SU has exceeded Kearns’ prior threshold. Its current total gives it the third most cameras per student among SU and its five peer institutions that responded to The Daily Orange’s request for data. The two peer institutions ahead of Syracuse — Vanderbilt and Marquette — rank first and sixth in cameras per student among the 38 schools that gave data to The Daily Orange.

There are cameras in public spaces, with some capturing off-campus activity. Maldonado said SU placed cameras on the roof of Ernie Davis Hall and the Sheraton Syracuse University Hotel and Conference Center. No one actively monitors the cameras, Maldonado said. SU has no cameras on floors of residence halls or in private areas, such as bathrooms or locker rooms. He said he’s comfortable with the amount of coverage the campus currently has, but also said, “We could always use more cameras.”

Maldonado and Oakland University professor Thomas Lauer say schools upped security after the Virginia Tech shooting in April 2007. A lone gunman killed 33 people, including himself, in the attack. In the aftermath, schools added card access, improved public safety departments and added cameras.

“People perceive (cameras), and certainly people in charge of college campuses, as something that can be done,” Staples, the Kansas professor, said. “It’s like, ‘Well, what can we do? We can put up cameras.’ And they do that because it’s a concrete type of thing.”

Staples and Lauer say no scholarly evidence supports the conclusion that cameras prevent crime.

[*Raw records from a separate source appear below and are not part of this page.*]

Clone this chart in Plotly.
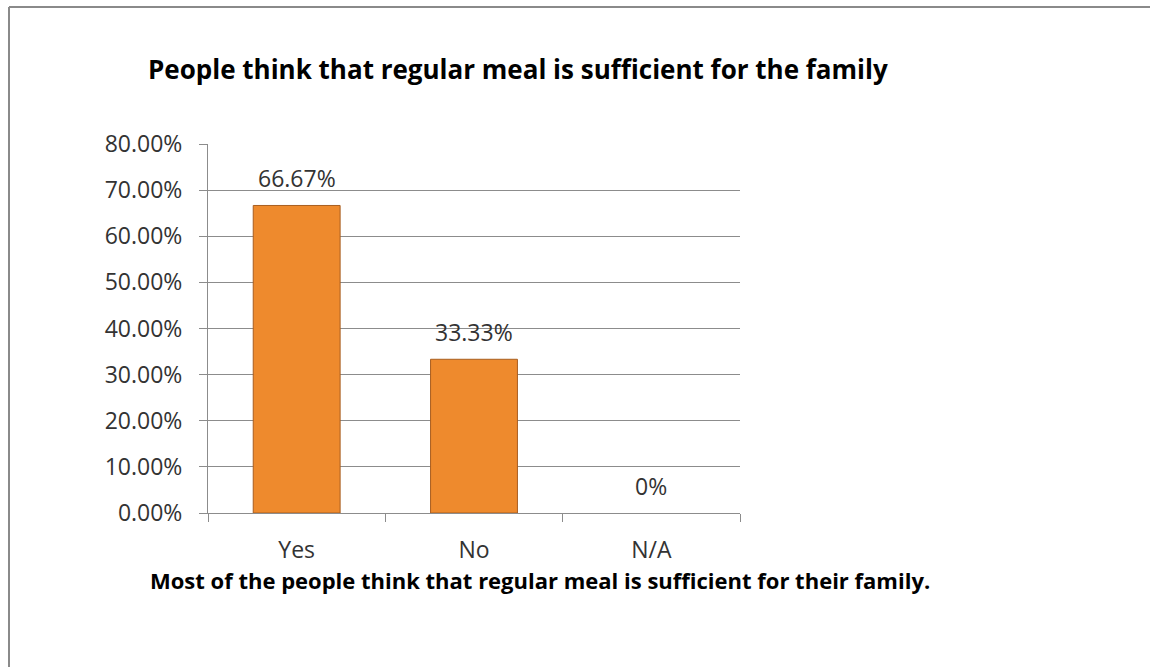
import plotly.graph_objects as go

# Survey answers and their shares (percent)
categories = ["Yes", "No", "N/A"]
shares = [66.67, 33.33, 0]
title_text = "People think that regular meal is sufficient for the family"
caption_text = "Most of the people think that regular meal is sufficient for their family."

W, H = 1150, 667
left, right, top, bottom = 208, 740, 144, 513
pw, ph = right - left, bottom - top
FONT = "Open Sans"


def px_x(x):
    return (x - left) / pw


def px_y(y):
    return (bottom - y) / ph


labels = [f"{v:g}%" for v in shares]
outline_widths = [1 if v > 0 else 0 for v in shares]

fig = go.Figure(
    go.Bar(
        x=categories,
        y=shares,
        width=0.49,
        marker=dict(color="#EE8A2D", line=dict(color="#A85E20", width=outline_widths)),
        cliponaxis=False,
    )
)

# Value labels sitting above each bar
for cat, val, lab in zip(categories, shares, labels):
    fig.add_annotation(
        x=cat, y=val, text=lab, xref="x", yref="y",
        xanchor="center", yanchor="bottom", yshift=9,
        showarrow=False,
        font=dict(family=FONT, size=23, color="#333333"),
    )

fig.update_layout(
    width=W,
    height=H,
    margin=dict(l=left, r=W - right, t=top, b=H - bottom),
    paper_bgcolor="white",
    plot_bgcolor="white",
    showlegend=False,
    font=dict(family=FONT, size=23, color="#333333"),
    title=dict(
        text=title_text,
        xref="container",
        yref="container",
        x=148 / W,
        xanchor="left",
        y=1 - 70 / H,
        yanchor="middle",
        font=dict(family=FONT, size=26, color="#000000", weight="bold"),
    ),
)

fig.update_yaxes(
    range=[0, 80],
    dtick=10,
    tickformat=".2f",
    ticksuffix="%",
    showgrid=True,
    gridcolor="#8C8C8C",
    gridwidth=1,
    showline=True,
    linecolor="#8C8C8C",
    linewidth=1,
    ticks="outside",
    ticklen=8,
    tickcolor="#8C8C8C",
    ticklabelstandoff=12,
    zeroline=False,
    tickfont=dict(family=FONT, size=23, color="#333333"),
)

fig.update_xaxes(
    showline=True,
    linecolor="#8C8C8C",
    linewidth=1,
    ticks="outside",
    tickson="boundaries",
    ticklen=8,
    tickcolor="#8C8C8C",
    ticklabelstandoff=16,
    tickfont=dict(family=FONT, size=23, color="#333333"),
)

fig.add_annotation(
    text=caption_text,
    xref="paper",
    yref="paper",
    x=px_x(148),
    y=px_y(580),
    xanchor="left",
    yanchor="middle",
    showarrow=False,
    font=dict(family=FONT, size=22, color="#000000", weight="bold"),
)

# Frame around the chart area (top and left edges)
frame = dict(color="#8A8A8A", width=2)
fig.add_shape(type="line", xref="paper", yref="paper",
              x0=px_x(9), x1=px_x(W + 5), y0=px_y(7), y1=px_y(7), line=frame)
fig.add_shape(type="line", xref="paper", yref="paper",
              x0=px_x(9), x1=px_x(9), y0=px_y(7), y1=px_y(H + 5), line=frame)

fig.write_html("out.html")
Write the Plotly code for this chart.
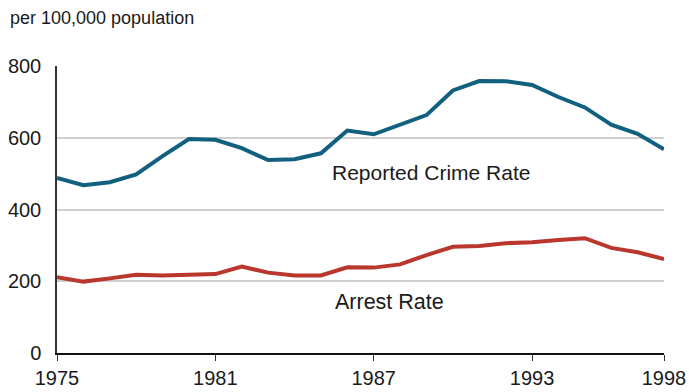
import plotly.graph_objects as go

# Annual rates per 100,000 population
years = list(range(1975, 1999))
reported_crime_rate = [487.8, 467.8, 475.9, 497.8, 548.9, 596.6, 594.3, 571.1,
                       537.7, 539.9, 556.6, 620.1, 609.7, 637.2, 663.1, 731.8,
                       758.2, 757.7, 747.1, 713.6, 684.5, 636.6, 611.0, 567.6]
arrest_rate = [211, 199, 208, 218, 216, 217, 220, 241, 224, 216, 216, 239,
               238, 247, 273, 296, 298, 306, 309, 315, 320, 293, 281, 262]

x_ticks = [1975, 1981, 1987, 1993, 1998]
y_ticks = [0, 200, 400, 600, 800]

FONT = "Liberation Sans, Arial, sans-serif"
BLUE = "#11607f"
RED = "#b9372c"

fig = go.Figure()
fig.add_trace(go.Scatter(x=years, y=reported_crime_rate, mode="lines",
                         line=dict(color=BLUE, width=4), name="Reported Crime Rate",
                         hoverinfo="x+y"))
fig.add_trace(go.Scatter(x=years, y=arrest_rate, mode="lines",
                         line=dict(color=RED, width=4), name="Arrest Rate",
                         hoverinfo="x+y"))

fig.add_annotation(x=1985.35, y=504, xref="x", yref="y", text="Reported Crime Rate",
                   showarrow=False, xanchor="left", yanchor="middle",
                   font=dict(family=FONT, size=21, color="#1a1a1a"))
fig.add_annotation(x=1985.45, y=142, xref="x", yref="y", text="Arrest Rate",
                   showarrow=False, xanchor="left", yanchor="middle",
                   font=dict(family=FONT, size=21.5, color="#1a1a1a"))

fig.update_layout(
    width=689, height=392,
    margin=dict(l=57, r=25, t=66, b=39),
    paper_bgcolor="white", plot_bgcolor="white",
    showlegend=False,
    font=dict(family=FONT, size=20, color="#1a1a1a"),
    title=dict(text="per 100,000 population", xref="container", yref="container",
               x=10 / 689, y=1 - 17.5 / 392, xanchor="left", yanchor="middle",
               font=dict(family=FONT, size=18, color="#1a1a1a")),
)
fig.update_xaxes(range=[1975, 1998], tickvals=x_ticks, ticktext=[str(t) for t in x_ticks],
                 showgrid=False, zeroline=False, showline=True, linecolor="#111111",
                 linewidth=1.5, ticks="outside", ticklen=6, tickwidth=1.2,
                 tickcolor="#333333", tickfont=dict(size=20), automargin=False)
fig.update_yaxes(range=[0, 800], tickvals=y_ticks, showgrid=True, gridcolor="#cfcfcf",
                 gridwidth=1.5, zeroline=False, showline=True, linecolor="#333333",
                 linewidth=1.5, ticks="", ticklabelstandoff=10, tickfont=dict(size=20),
                 automargin=False)

fig.write_html("out.html")
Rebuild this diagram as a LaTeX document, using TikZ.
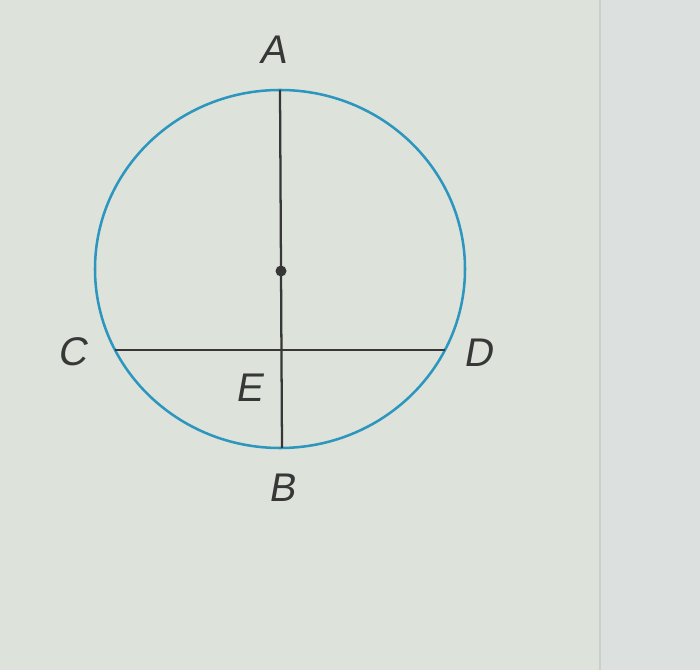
\documentclass[tikz,border=0pt]{standalone}
\usepackage{fontspec}
\setmainfont[FakeSlant=0.18]{Liberation Sans}
\definecolor{bg}{RGB}{221,226,219}
\definecolor{bgr}{RGB}{220,225,224}
\definecolor{circ}{RGB}{45,150,190}
\definecolor{ink}{RGB}{55,55,55}
\begin{document}
\begin{tikzpicture}[x=0.75pt,y=-0.75pt,
  lbl/.style={text=ink,font=\fontsize{30}{30}\selectfont,inner sep=0pt},
  seg/.style={draw=ink,line width=1.7pt}]
\useasboundingbox (0,0) rectangle (700,670);
\fill[bg] (0,0) rectangle (700,670);
\fill[bgr] (600,0) rectangle (700,670);
\draw[line width=1.5pt,color=bgr!92!black] (600,0) -- (600,670);
% points
\coordinate (O) at (281,271);
\coordinate (Ap) at (280,90);
\coordinate (Bp) at (282,448);
\coordinate (Cp) at (115,350);
\coordinate (Dp) at (445,350);
\draw[circ,line width=1.9pt] (280,269) ellipse [x radius=185,y radius=179];
\draw[seg] (Ap) -- (Bp);
\draw[seg] (Cp) -- (Dp);
\fill[ink] (O) circle (5.5);
\node[lbl] (A) at (273,50) {A};
\node[lbl] (B) at (282,488) {B};
\node[lbl] (C) at (72,352) {C};
\node[lbl] (D) at (478,353) {D};
\node[lbl] (E) at (249,388) {E};
\end{tikzpicture}
\end{document}
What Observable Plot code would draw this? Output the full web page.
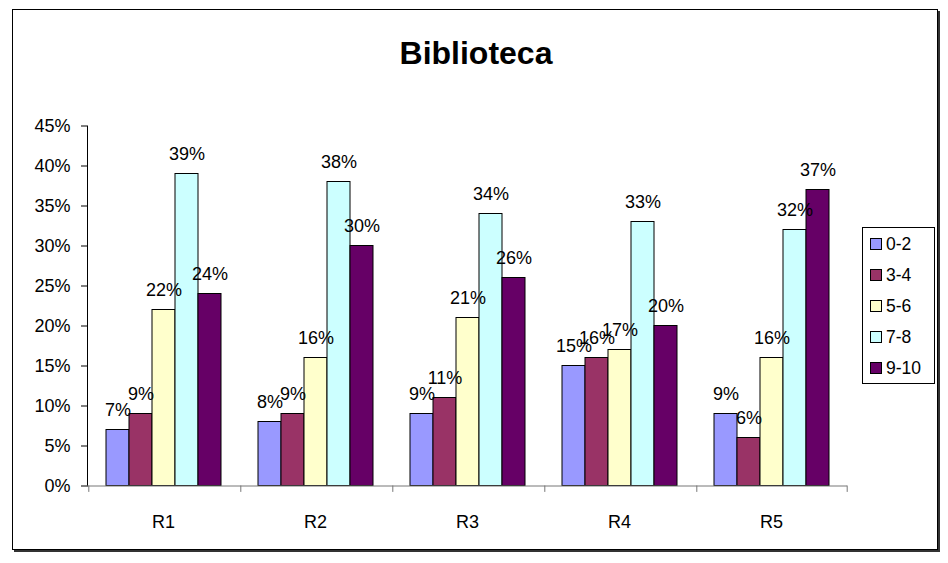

In September 2016, Lauer and two other Oakland University professors published a report in the Criminal Justice Policy Review that, based on data from a sample of 336 U.S. universities, concluded security cameras had little to no effect on violent or property crime on campuses.

At the end of an interview, Gluck pulled a Panasonic camera with a gray, boxy body and a small black camera head from a shelf in her office. Cameras like the one she pulled from the shelf are from before SU upgraded its system. Some still record, but others don’t.

“In general we leave them up because it’s still a deterrent,” she said.